:: Exercise goal ::
Seek out every line containing the word "image", and copy each.

=== Items ===

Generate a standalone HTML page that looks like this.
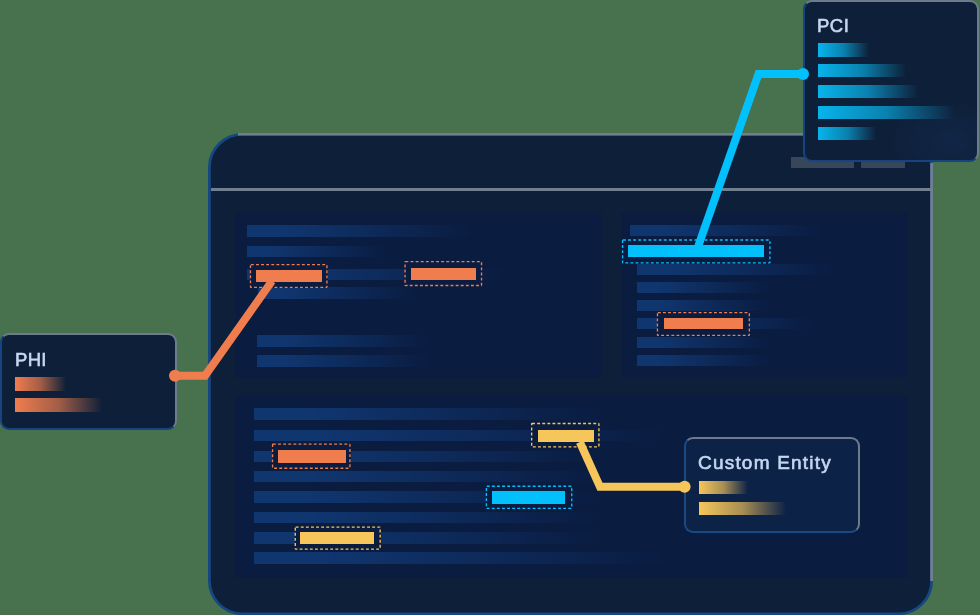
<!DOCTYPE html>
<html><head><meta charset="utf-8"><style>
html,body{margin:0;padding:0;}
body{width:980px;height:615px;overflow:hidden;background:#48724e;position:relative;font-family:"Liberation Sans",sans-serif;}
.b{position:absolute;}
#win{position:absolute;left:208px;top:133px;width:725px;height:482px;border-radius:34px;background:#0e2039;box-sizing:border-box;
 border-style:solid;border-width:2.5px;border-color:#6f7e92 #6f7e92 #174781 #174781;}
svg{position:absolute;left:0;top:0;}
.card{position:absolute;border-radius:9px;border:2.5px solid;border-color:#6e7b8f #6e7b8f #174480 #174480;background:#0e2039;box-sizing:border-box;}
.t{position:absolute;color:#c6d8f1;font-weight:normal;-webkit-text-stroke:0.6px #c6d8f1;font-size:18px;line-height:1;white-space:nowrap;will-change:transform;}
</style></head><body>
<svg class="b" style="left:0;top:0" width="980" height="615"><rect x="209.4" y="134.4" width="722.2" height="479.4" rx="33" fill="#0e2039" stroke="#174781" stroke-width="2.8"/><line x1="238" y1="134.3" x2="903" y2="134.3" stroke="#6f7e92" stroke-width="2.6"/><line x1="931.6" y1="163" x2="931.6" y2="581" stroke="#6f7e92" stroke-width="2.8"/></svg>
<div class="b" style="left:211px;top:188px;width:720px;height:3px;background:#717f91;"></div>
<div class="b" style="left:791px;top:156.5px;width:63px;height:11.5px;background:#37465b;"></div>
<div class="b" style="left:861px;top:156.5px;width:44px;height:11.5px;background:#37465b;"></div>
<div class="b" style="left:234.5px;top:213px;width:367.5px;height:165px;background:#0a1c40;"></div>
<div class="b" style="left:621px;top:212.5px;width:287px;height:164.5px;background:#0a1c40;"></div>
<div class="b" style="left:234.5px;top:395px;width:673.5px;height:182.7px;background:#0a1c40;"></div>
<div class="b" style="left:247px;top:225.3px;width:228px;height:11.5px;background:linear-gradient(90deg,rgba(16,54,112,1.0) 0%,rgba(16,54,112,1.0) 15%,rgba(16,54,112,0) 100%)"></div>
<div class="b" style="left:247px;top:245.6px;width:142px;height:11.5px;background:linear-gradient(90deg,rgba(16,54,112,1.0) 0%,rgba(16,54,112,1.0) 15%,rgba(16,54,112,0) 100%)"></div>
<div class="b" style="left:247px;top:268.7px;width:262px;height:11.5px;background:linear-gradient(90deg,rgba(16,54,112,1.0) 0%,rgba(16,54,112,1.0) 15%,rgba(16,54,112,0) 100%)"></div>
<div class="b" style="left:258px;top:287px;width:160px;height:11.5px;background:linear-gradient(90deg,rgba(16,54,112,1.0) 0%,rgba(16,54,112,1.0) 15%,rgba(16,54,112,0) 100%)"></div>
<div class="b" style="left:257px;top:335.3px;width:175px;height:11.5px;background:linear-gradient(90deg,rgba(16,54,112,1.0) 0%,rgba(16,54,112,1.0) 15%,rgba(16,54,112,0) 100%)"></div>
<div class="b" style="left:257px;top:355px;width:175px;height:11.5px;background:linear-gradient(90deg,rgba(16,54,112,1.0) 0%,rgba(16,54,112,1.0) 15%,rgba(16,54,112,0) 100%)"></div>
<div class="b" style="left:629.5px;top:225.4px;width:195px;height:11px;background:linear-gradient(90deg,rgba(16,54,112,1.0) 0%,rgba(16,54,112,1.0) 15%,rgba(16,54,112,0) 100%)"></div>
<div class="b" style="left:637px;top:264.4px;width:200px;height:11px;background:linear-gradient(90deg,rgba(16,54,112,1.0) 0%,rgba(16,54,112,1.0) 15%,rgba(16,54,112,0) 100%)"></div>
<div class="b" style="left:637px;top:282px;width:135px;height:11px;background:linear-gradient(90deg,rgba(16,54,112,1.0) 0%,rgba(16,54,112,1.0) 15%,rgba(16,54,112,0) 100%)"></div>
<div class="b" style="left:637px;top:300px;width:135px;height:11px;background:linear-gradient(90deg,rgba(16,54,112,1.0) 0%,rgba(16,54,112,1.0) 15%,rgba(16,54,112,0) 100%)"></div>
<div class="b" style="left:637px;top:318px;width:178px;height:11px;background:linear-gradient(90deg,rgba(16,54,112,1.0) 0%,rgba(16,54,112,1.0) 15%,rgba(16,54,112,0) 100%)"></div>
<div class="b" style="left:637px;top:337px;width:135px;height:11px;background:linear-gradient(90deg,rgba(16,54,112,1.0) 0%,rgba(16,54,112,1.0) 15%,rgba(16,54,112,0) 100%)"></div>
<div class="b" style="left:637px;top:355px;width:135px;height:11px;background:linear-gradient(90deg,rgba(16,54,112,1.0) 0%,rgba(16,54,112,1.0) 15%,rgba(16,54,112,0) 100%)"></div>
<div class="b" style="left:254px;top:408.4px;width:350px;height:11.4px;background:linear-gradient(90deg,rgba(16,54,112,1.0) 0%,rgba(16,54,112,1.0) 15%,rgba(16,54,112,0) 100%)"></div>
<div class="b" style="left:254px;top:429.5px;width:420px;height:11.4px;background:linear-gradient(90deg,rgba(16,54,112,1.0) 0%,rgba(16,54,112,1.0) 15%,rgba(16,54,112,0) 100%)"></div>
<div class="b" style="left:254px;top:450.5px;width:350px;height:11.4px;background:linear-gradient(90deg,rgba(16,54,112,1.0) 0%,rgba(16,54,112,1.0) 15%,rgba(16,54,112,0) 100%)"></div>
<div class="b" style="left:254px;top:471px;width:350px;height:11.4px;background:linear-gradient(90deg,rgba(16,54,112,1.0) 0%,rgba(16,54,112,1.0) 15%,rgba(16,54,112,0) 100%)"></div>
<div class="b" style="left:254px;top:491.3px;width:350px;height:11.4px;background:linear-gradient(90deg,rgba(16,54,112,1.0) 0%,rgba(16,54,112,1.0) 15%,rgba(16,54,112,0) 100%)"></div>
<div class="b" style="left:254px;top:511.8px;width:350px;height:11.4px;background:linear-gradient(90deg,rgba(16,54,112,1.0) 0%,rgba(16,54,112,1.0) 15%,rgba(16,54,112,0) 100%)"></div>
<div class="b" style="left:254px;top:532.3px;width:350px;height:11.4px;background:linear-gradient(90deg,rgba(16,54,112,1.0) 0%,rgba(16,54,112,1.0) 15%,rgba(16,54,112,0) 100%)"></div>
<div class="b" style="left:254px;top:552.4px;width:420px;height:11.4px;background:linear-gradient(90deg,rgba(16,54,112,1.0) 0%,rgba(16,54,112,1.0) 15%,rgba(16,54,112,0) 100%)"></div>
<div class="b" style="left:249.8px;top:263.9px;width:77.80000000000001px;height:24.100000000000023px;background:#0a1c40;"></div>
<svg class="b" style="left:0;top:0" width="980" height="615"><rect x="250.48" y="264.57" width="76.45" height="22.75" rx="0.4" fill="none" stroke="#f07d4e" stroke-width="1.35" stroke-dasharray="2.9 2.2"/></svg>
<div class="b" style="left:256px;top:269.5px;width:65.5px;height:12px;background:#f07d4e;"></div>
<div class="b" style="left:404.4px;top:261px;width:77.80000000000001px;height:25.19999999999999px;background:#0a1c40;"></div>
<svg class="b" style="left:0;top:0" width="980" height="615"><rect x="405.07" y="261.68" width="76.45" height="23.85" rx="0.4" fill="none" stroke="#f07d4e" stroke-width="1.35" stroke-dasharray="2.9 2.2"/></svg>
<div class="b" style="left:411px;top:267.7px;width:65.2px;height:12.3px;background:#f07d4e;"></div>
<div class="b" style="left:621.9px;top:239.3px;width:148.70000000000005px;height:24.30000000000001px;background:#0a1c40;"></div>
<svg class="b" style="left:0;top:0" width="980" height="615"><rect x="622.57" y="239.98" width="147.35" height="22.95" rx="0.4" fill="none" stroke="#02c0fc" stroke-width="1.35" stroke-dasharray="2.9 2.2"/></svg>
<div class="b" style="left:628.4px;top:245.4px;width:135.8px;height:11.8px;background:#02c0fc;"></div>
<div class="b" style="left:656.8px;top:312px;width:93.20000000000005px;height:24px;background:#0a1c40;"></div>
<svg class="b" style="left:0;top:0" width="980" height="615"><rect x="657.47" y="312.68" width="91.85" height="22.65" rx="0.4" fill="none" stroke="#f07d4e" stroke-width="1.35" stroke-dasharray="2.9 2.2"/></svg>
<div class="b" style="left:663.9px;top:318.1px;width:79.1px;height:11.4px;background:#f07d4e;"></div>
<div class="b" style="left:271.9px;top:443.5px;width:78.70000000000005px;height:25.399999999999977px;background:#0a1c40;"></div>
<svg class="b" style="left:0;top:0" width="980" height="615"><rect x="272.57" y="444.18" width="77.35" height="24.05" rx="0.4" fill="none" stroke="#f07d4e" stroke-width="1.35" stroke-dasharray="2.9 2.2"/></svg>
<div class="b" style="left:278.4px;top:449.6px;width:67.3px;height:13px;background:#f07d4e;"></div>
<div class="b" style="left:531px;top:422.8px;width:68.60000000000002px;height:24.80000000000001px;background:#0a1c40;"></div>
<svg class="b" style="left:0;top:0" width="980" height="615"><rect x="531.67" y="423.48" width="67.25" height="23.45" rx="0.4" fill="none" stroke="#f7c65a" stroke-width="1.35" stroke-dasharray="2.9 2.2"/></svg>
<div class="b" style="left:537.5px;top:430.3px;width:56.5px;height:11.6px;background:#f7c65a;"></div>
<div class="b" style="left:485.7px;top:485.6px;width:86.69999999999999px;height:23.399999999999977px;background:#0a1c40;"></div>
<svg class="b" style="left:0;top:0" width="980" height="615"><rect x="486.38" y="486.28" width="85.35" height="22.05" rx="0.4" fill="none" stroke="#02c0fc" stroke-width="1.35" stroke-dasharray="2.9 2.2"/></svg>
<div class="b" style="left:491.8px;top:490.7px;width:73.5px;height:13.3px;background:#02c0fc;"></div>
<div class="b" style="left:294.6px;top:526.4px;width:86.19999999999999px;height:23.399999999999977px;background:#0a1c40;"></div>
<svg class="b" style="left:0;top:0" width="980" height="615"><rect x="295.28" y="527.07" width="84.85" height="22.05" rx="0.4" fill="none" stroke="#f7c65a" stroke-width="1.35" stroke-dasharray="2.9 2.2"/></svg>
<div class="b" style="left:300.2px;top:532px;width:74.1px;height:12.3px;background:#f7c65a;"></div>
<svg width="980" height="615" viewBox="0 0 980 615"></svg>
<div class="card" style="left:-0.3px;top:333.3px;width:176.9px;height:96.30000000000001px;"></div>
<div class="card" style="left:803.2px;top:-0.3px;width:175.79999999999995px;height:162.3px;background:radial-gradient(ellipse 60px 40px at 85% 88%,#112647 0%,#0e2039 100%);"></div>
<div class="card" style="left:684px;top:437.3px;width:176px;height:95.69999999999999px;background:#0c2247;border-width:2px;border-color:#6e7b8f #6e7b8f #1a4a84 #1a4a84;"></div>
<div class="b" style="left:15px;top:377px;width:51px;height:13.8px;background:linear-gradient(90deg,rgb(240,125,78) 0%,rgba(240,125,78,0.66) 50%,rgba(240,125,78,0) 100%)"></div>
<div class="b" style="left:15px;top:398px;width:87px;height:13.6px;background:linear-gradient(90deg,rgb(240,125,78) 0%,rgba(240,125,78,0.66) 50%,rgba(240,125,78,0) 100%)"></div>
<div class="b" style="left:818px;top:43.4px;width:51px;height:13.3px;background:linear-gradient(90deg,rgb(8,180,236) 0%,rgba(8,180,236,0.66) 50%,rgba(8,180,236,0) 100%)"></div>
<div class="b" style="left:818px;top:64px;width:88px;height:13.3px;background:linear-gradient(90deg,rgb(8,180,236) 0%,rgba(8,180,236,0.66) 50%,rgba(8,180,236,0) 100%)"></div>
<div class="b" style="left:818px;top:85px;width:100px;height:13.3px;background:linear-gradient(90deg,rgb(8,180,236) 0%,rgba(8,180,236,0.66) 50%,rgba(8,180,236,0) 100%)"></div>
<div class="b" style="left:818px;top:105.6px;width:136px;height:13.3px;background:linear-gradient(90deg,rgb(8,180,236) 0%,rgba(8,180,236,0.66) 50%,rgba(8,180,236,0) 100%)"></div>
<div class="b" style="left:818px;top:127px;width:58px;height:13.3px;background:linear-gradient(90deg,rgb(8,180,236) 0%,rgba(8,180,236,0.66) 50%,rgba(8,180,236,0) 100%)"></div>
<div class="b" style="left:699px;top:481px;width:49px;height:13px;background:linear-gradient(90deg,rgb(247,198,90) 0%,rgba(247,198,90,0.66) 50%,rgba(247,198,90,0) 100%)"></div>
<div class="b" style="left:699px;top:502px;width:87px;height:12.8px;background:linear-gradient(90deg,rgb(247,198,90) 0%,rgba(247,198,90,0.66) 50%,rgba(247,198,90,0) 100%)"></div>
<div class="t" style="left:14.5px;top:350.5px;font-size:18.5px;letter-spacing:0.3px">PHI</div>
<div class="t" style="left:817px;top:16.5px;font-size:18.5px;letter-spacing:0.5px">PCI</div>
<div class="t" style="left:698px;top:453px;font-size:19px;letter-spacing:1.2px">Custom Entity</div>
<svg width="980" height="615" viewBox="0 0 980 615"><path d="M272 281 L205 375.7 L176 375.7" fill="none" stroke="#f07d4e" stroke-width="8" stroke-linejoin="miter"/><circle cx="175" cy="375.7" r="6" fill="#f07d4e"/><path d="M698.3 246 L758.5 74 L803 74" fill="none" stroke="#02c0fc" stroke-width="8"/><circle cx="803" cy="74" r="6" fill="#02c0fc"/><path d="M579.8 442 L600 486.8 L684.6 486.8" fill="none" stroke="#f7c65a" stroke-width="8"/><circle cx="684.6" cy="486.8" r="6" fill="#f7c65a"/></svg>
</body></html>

===
=== Items ===

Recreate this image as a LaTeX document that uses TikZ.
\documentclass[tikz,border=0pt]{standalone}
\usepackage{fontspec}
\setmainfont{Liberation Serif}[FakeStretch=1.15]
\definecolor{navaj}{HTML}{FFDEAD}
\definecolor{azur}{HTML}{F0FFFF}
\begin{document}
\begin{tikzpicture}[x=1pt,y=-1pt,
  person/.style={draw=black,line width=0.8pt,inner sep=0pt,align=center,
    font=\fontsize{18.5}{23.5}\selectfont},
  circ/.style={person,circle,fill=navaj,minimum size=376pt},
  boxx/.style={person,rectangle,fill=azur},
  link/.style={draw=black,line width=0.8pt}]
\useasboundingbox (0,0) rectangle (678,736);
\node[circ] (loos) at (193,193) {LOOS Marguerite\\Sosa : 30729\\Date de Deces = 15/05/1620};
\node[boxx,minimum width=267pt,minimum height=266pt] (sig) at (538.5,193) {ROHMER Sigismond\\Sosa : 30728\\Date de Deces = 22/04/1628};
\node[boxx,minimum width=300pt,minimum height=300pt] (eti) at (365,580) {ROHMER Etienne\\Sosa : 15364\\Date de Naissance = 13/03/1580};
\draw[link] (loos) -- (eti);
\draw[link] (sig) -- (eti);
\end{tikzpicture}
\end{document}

===
=== Items ===

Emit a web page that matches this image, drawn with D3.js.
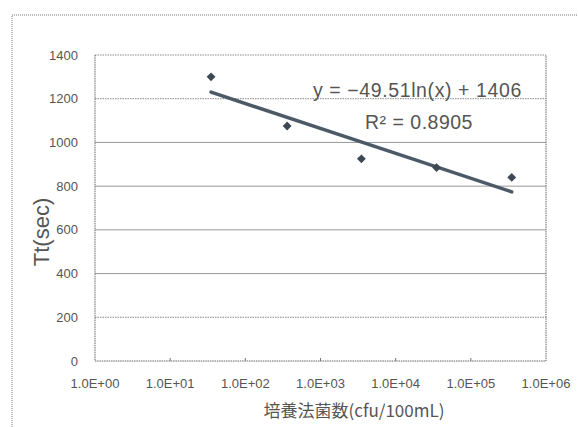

===

:: Correct result ::
Recreate this image as a LaTeX document that uses TikZ.
Emit a web page that matches this image, drawn with D3.js.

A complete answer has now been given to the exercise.